I wish that when I was younger I could have met my current self.  I probably would have slapped myself silly.  Reminded me that there really is something to that whole “life is what happens while you’re busy making other plans” talk.  I would have tough loved the crap out of myself.  Buck up, little chippy.  It’s not so bad.  STOP POUTING.  BE HAPPY.  I think one of the absolute truths about life and the world and people is that misery, shame, unhappiness, and things bad, dirty and grungy all manifest from self-loathing and doubt.  I wish that when I was younger I could have met my current self because that’s the one major lesson younger me could have stood to learn much earlier in life.  Those boys weren’t making fun of my weight; they were burying their own flaws.  Those girls weren’t picking on my clothes; they were apologizing for their own inabilities to find looks not spoon-fed from magazines and billboards.  Those people weren’t being cruel because I was an awful person; they were being cruel because they were afraid they might be awful people. 
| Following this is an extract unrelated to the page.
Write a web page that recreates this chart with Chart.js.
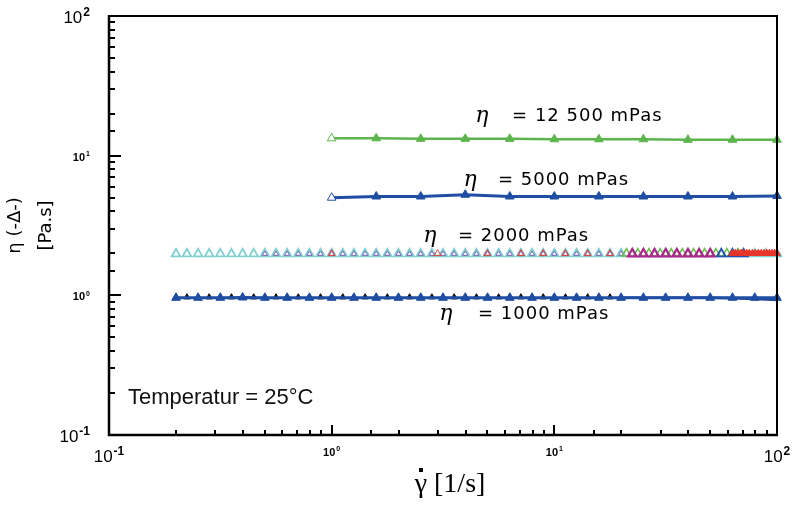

I wish that when I was younger, I could have met my current self.  Current me could have reminded younger me that if someone is being mean, they probably just need a hug.  (Or some chocolate milk.  Maybe a nap.)  Current me could have reminded younger me that the hardest but most worthwhile thing to do is love someone through the flaws and in spite of the pain.  Current me could have reminded younger me that broken hearts do in fact heal and are often times stronger and more capable than they were before.  Current me could have reminded younger me that energy is best spent living life instead of planning it.  (Because plans do fall apart, but life typically keeps on moving.)

But perhaps it’s best that younger me had to muddle through on her own because we all know that no one actually listens to their elders and lessons are best when experienced instead of taught.  The funny thing about life is you can’t ever really go back; you’re here, and eventually, you’ll get there.  And if you’re lucky like me, you’ll get there with an abundance of friends and some really funny stories sprinkled in.

Thursday, July 1, 2010

So here I go with all my thoughts I've been saving. So here I go with all my fears, weighing on me

So here we are.  27 coming to a close, 28 ready to begin.
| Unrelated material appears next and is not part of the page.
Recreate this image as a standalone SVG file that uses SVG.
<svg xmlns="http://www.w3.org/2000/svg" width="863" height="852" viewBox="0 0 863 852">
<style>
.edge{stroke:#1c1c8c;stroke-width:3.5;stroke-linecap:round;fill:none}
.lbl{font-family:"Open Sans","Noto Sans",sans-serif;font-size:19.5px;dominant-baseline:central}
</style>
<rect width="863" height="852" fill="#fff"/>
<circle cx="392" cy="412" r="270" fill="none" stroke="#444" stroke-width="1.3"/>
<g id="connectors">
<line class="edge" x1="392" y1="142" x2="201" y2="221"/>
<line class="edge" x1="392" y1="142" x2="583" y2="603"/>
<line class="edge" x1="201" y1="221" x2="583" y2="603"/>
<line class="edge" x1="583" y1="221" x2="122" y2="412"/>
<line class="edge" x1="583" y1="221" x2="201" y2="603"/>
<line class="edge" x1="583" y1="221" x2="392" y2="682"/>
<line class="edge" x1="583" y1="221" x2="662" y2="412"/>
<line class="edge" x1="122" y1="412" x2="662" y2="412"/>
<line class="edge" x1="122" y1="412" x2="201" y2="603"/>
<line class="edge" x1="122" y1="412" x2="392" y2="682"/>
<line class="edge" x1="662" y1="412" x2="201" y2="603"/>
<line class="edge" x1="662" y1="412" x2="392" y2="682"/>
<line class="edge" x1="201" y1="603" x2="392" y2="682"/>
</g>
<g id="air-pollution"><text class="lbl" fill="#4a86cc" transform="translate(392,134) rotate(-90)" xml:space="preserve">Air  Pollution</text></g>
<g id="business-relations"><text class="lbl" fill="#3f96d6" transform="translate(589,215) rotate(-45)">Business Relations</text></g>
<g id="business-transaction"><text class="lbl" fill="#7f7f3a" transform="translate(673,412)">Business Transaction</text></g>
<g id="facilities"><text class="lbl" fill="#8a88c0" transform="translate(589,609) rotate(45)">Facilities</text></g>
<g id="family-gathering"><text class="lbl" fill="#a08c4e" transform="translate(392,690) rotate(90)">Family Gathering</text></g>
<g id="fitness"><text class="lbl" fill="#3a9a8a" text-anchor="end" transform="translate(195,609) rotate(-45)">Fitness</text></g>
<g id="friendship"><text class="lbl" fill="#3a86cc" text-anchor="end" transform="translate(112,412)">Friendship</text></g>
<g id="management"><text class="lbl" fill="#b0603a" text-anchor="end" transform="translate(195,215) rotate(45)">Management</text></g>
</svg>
For the past few weeks, I've been mourning the change from a "mid-twenty-something" (shut up, I'm on a cusp) to a very official "late twenty-something"and I can't say I've been coping with anything that resembles grace.  I just didn't feel ready.  Frankly, I don't feel like I accomplished much of anything as a 27 year old, so I didn't find it all that fair to be pushed to the next phase with neither medal nor merit.  And until about 3 hours ago, I had banned the use of the words "Happy Birthday" or "28" from my friends' vocabulary on or around July 2nd.  They were to call it Alison Appreciation Day and they could celebrate my existence but not my birth.  (Because let's face it - when am I ever going to give up an opportunity to be center of attention??)
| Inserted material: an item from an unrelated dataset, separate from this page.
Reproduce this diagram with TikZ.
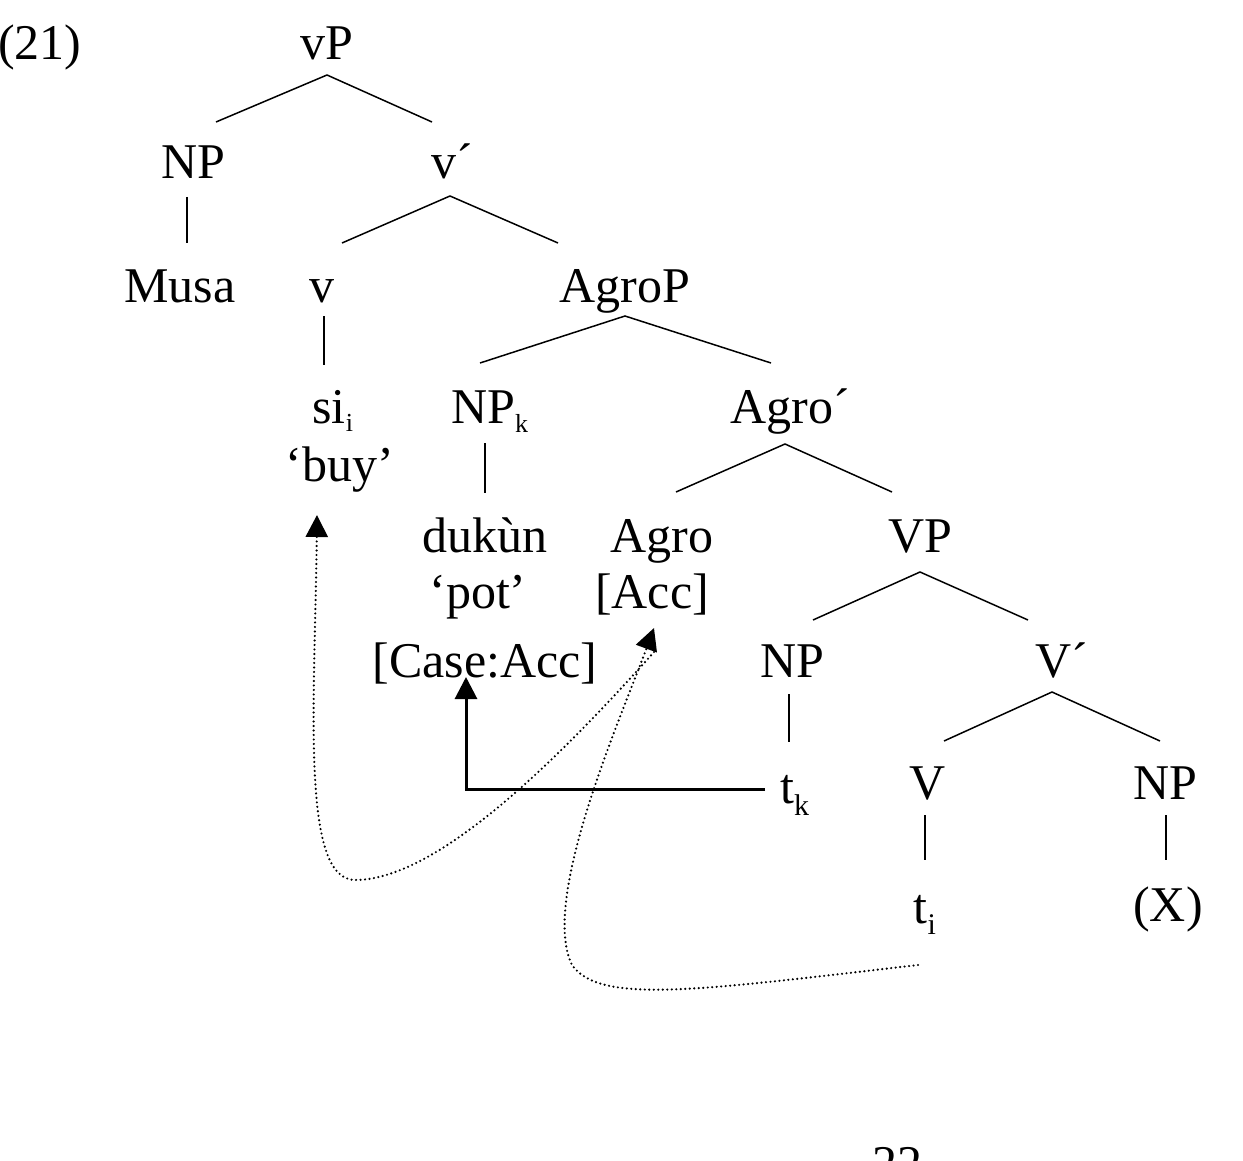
\documentclass[tikz,border=0pt]{standalone}
\usepackage{fontspec}
\setmainfont{Liberation Serif}
\usetikzlibrary{arrows.meta}
\begin{document}
\begin{tikzpicture}[x=1pt,y=-1pt,
  lab/.style={font=\fontsize{50}{54}\selectfont,inner sep=0pt,anchor=base},
  br/.style={line width=1.5pt},
  dt/.style={line width=2.4pt,line cap=round,dash pattern=on 0pt off 4.5pt},
  tip/.style={-{Triangle[length=22pt,width=22pt]}}]
\useasboundingbox (0,0) rectangle (1243,1161);
\node[lab] (ex) at (40,60) {(21)};
\node[lab] (vP) at (327,60) {vP};
\node[lab] (NP1) at (193,179) {NP};
\node[lab] (vbar) at (452,179) {v\textasciiacute};
\node[lab] (Musa) at (180,302) {Musa};
\node[lab] (v) at (322,302) {v};
\node[lab] (AgroP) at (625,302) {AgroP};
\node[lab] (si) at (333,423) {si\textsubscript{\fontsize{26}{26}\selectfont i}};
\node[lab] (buy) at (340,481) {‘buy’};
\node[lab] (NPk) at (490,423) {NP\textsubscript{\fontsize{26}{26}\selectfont k}};
\node[lab] (Agrobar) at (790,423) {Agro\textasciiacute};
\node[lab] (dukun) at (485,552) {dukùn};
\node[lab] (pot) at (478,608) {‘pot’};
\node[lab] (Agro) at (662,552) {Agro};
\node[lab] (Acc) at (652,608) {[Acc]};
\node[lab] (VP) at (920,552) {VP};
\node[lab] (Case) at (485,677) {[Case:Acc]};
\node[lab] (NP2) at (792,677) {NP};
\node[lab] (Vbar) at (1062,677) {V\textasciiacute};
\node[lab] (tk) at (795,803) {t\textsubscript{\fontsize{30}{30}\selectfont k}};
\node[lab] (V) at (928,799) {V};
\node[lab] (NP3) at (1165,799) {NP};
\node[lab] (ti) at (925,923) {t\textsubscript{\fontsize{30}{30}\selectfont i}};
\node[lab] (X) at (1168,921) {(X)};
\node[lab] (pg) at (897,1180) {22};
\draw[br] (216,122) -- (327,75) -- (432,122);
\draw[br] (342,243) -- (450,196) -- (558,243);
\draw[br] (187,197) -- (187,243);
\draw[br] (324,316) -- (324,365);
\draw[br] (480,363) -- (625,316) -- (771,363);
\draw[br] (485,443) -- (485,493);
\draw[br] (676,492) -- (785,444) -- (892,492);
\draw[br] (813,620) -- (920,572) -- (1028,620);
\draw[br] (789,694) -- (789,742);
\draw[br] (944,741) -- (1052,692) -- (1160,741);
\draw[br] (925,815) -- (925,860);
\draw[br] (1166,815) -- (1166,860);
\coordinate (tkl) at (765,789);
\draw[line width=3pt,tip] (tkl) -- (466,789) -- (466,677);
\coordinate (s1) at (654,652);
\draw[dt,tip] (s1) .. controls (540,780) and (430,880) .. (355,880) .. controls (300,880) and (315,700) .. (317,515);
\coordinate (s2) at (918,965);
\draw[dt,tip] (s2) .. controls (700,990) and (600,1005) .. (572,965) .. controls (540,900) and (620,720) .. (654,628);
\end{tikzpicture}
\end{document}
And then today it hit me.  What in the world am I clinging to 27 for?  It wasn't exactly a stellar year.  Why not give it up, move on, embrace 28 and the hope and change it will certainly bring?  Let's review.
While 27 years of age, I did NOT:
Fall in or out of love (or have my heart broken)
Receive a promotion (though I did get way better at my current position)
Pull myself out of my continuing financial black hole (though I didn't make it worse, either)
Visit Birmingham (yet there was time for ATL, CLT, and Italy and Paris)
Lose anyone especially close to me (but rest in peace, Cami-dog)
Audition enough (but I did get cast in one thing!)
Get any smaller, healthier, or into better shape (at least I didn't gain much, either)
Make any major life decisions or changes (seriously.  I did well to get out of bed some days)
Or learn, grow or create enough.  (That's what 28 will be for)

Ok, so the year was a bit blah and mundane.  Great.  That much easier to move on and say, HEY, LIFE.  SPICIER, PLEASE.  MARINATE MY SOUL IN AMAZING THINGS.  And for some reason I'm actually still crazy enough to believe, just like every year, that this time next year things will actually be different.